The Suva City Council is the municipal law-making body of the city of Suva, Fiji's capital. It consists of 20 Councillors, elected for three-year terms from four multi-member constituencies called wards. Councillors, who are elected by residents, landowners, and representatives of corporations owning or occupying ratable property in Suva, elect a Lord Mayor and Deputy Lord Mayor from among their own members; they serve one-year terms and are eligible for reelection. Since the dismissal of the councillors by the interim military government the City Council is run by a Special Administrator appointed by the Ministry of Local Government.

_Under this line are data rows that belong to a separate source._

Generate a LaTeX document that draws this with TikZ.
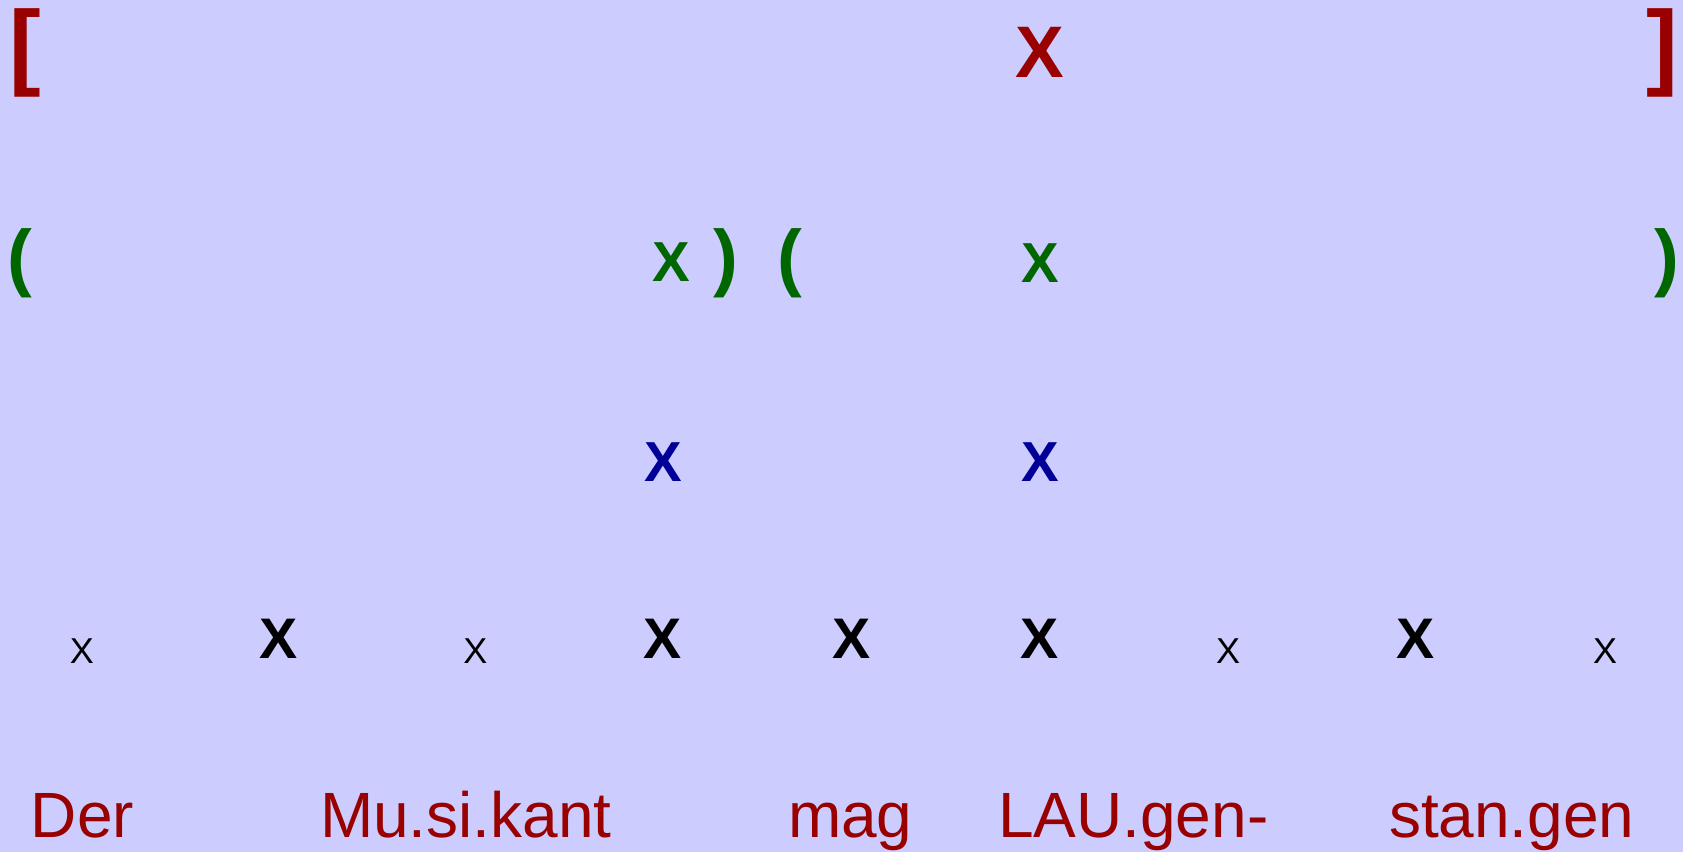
\documentclass[tikz,border=0pt]{standalone}
\usepackage{fontspec}
\setmainfont{Liberation Sans}
\definecolor{bg}{HTML}{CCCCFF}
\definecolor{dred}{HTML}{990000}
\definecolor{dgreen}{HTML}{006600}
\definecolor{dblue}{HTML}{000099}
\begin{document}
\begin{tikzpicture}[x=0.5pt,y=-0.5pt,
  every node/.style={inner sep=0pt, outer sep=0pt},
  bracket/.style={text=dred, font=\fontsize{47.5}{50}\selectfont\bfseries},
  topx/.style={text=dred, font=\fontsize{36.5}{40}\selectfont\bfseries},
  paren/.style={text=dgreen, font=\fontsize{37.2}{40}\selectfont\bfseries},
  greenx/.style={text=dgreen, font=\fontsize{28.2}{30}\selectfont\bfseries},
  bluex/.style={text=dblue, font=\fontsize{28.2}{30}\selectfont\bfseries},
  strongx/.style={text=black, font=\fontsize{28.6}{30}\selectfont\bfseries},
  weakx/.style={text=black, font=\fontsize{18}{20}\selectfont},
  word/.style={text=dred, font=\fontsize{32}{34}\selectfont, anchor=base west}]
\fill[bg] (0,0) rectangle (1683,852);
\useasboundingbox (0,0) rectangle (1683,852);
% top level
\node[bracket] (lb) at (25,52.5) {[};
\node[topx] (tx) at (1039.5,52) {X};
\node[bracket] (rb) at (1662,52.5) {]};
% feet
\node[paren] (lp1) at (19.5,263) {(};
\node[greenx] (g1) at (671.5,262.5) {X};
\node[paren] (rp1) at (725.5,263) {)};
\node[paren] (lp2) at (789.5,263) {(};
\node[greenx] (g2) at (1040,263) {X};
\node[paren] (rp2) at (1667,263) {)};
% accents
\node[bluex] (b1) at (663,462) {X};
\node[bluex] (b2) at (1040,462) {X};
% syllables
\node[weakx] (s1) at (82,651) {X};
\node[strongx] (s2) at (278.5,638.5) {X};
\node[weakx] (s3) at (475.5,651) {X};
\node[strongx] (s4) at (663,638.5) {X};
\node[strongx] (s5) at (852,638.5) {X};
\node[strongx] (s6) at (1039.5,638.5) {X};
\node[weakx] (s7) at (1228,651) {X};
\node[strongx] (s8) at (1416,638.5) {X};
\node[weakx] (s9) at (1605,651) {X};
% words
\node[word] (w1) at (31,837) {Der};
\node[word] (w2) at (320,837) {Mu.si.kant};
\node[word] (w3) at (788,837) {mag};
\node[word] (w4) at (998,837) {LAU.gen-};
\node[word] (w5) at (1389,837) {stan.gen};
\end{tikzpicture}
\end{document}
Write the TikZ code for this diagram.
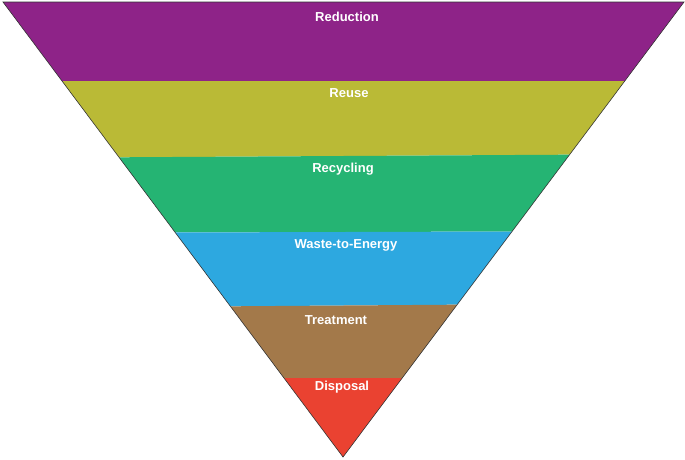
\documentclass[tikz,border=0pt]{standalone}
\usepackage{fontspec}
\setmainfont{Liberation Sans}
\begin{document}
\begin{tikzpicture}[x=1pt,y=-1pt,
  lbl/.style={text=white,font=\bfseries\fontsize{13}{15}\selectfont,inner sep=0pt}]
\definecolor{cA}{HTML}{8E2388}
\definecolor{cB}{HTML}{BABA36}
\definecolor{cC}{HTML}{25B473}
\definecolor{cD}{HTML}{2DA8E0}
\definecolor{cE}{HTML}{A3794A}
\definecolor{cF}{HTML}{EA4231}
\useasboundingbox (0,0) rectangle (685,459);
\coordinate (tl) at (3,2);
\coordinate (tr) at (684,2);
\coordinate (ap) at (343,457);
\begin{scope}
\clip (tl) -- (tr) -- (ap) -- cycle;
\fill[cA] (0,0) rectangle (685,81);
\fill[cB] (0,81) -- (685,81) -- (685,154) -- (0,158) -- cycle;
\fill[cC] (0,158) -- (685,154) -- (685,231) -- (0,233) -- cycle;
\fill[cD] (0,233) -- (685,231) -- (685,303) -- (0,308) -- cycle;
\fill[cE] (0,308) -- (685,303) -- (685,378) -- (0,378) -- cycle;
\fill[cF] (0,378) rectangle (685,459);
\end{scope}
\draw[line width=0.6pt,black!80] (tl) -- (tr) -- (ap) -- cycle;
\node[lbl] (n1) at (347,17) {Reduction};
\node[lbl] (n2) at (349,93) {Reuse};
\node[lbl] (n3) at (343,169) {Recycling};
\node[lbl] (n4) at (346,245) {Waste-to-Energy};
\node[lbl] (n5) at (336,320) {Treatment};
\node[lbl] (n6) at (342,387) {Disposal};
\end{tikzpicture}
\end{document}
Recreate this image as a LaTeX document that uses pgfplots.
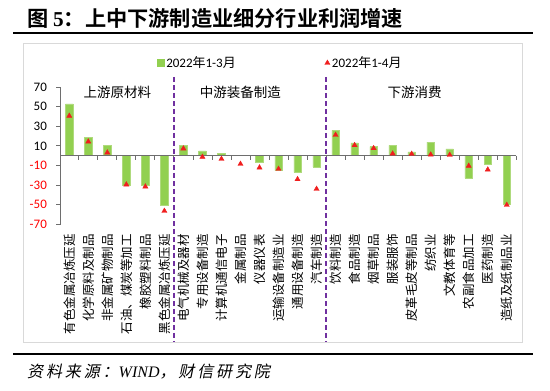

Suva has had a somewhat turbulent electoral history. In the 1985 municipal election, the newly founded Labour Party won 8 of the 20 seats on the City Council to become the largest single party, and succeeded in electing Bob Kumar as Lord Mayor in a harbinger of the national election two years later, when an FLP-led coalition ousted the long-time Alliance Party government. The FLP later fell on hard times in the capital, however, and won no seats on the City Council in the municipal election of 1999. At the next municipal elections held in 2002, the Labour Party made significant gains, winning the five seats in the Samabula Ward. The coalition of then-Lord Mayor Chandu Umaria remained intact, however, with Umaria's Ratepayers Alliance (dominated by the National Federation Party) winning 8 seats and its ally, the SDL (the ruling party at the national level), 7. Under a memorandum of understanding, the two parties agreed to hold the Mayoralty for one year each. In 2004, the coalition collapsed, with the 5 FLP councilors teaming up with the SDL to reelect Ratu Peni Volavola, who had replaced Umaria as Lord Mayor the previous year.

Disagreements over the 2002 memorandum of understanding between the SDL and the NFP thwarted attempts to forge an electoral coalition between them for the 2005 municipal elections. The NFP charged that in making a common cause with the FLP in 2004, the SDL breached the agreement, which it said specified that in the third year, the Lord Mayor should be chosen jointly by the two parties. The SDL denied this, general secretary Jale Baba saying that there was no such stipulation in the agreement.